Analysis of the lucene-search-2 code indicates a possible explanation for reports of page updates occasionally being missed, causing the previous version of a page to persist in the index indefinitely.
The main loop of IncrementalUpdater fetches OAI records from MediaWiki, 50 pages at a time. It uses the "from" timestamp parameter to advance through the update list. After each batch of pages, it uses the date from the <responseDate> element as the next value to send to the "from" parameter. This has the following flaws:
- responseDate is the time at which the response is generated. If there is replication lag, the most recent timestamp available in the chosen slave might be some seconds in the past. Thus, a batch of events equivalent to the replication lag will be skipped.
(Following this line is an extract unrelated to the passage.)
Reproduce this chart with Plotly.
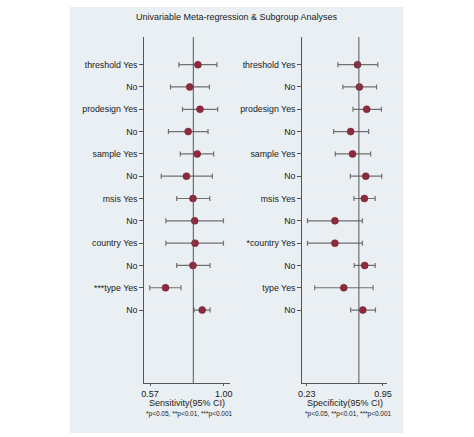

- responseDate and the from parameter have a one-second resolution. The English Wikipedia sees about 5 edits per second at peak. So some events may appear in the database with the same timestamp, after that timestamp has been processed by IncrementalUpdater, because they were committed later in the same second.
- Using the revision timestamp instead of responseDate would be an improvement. However, rev_timestamp and up_timestamp are generated before the transaction is committed, and it is unknown how long it will take for the transaction to be completed, so the order of rev_timestamp or up_timestamp in the replication log will typically not be monotonic. Additionally, the approach would be highly sensitive to apache clock skew.
The obvious solution is to use the sequence number (resumptionToken) to advance through the update list, instead of the timestamp.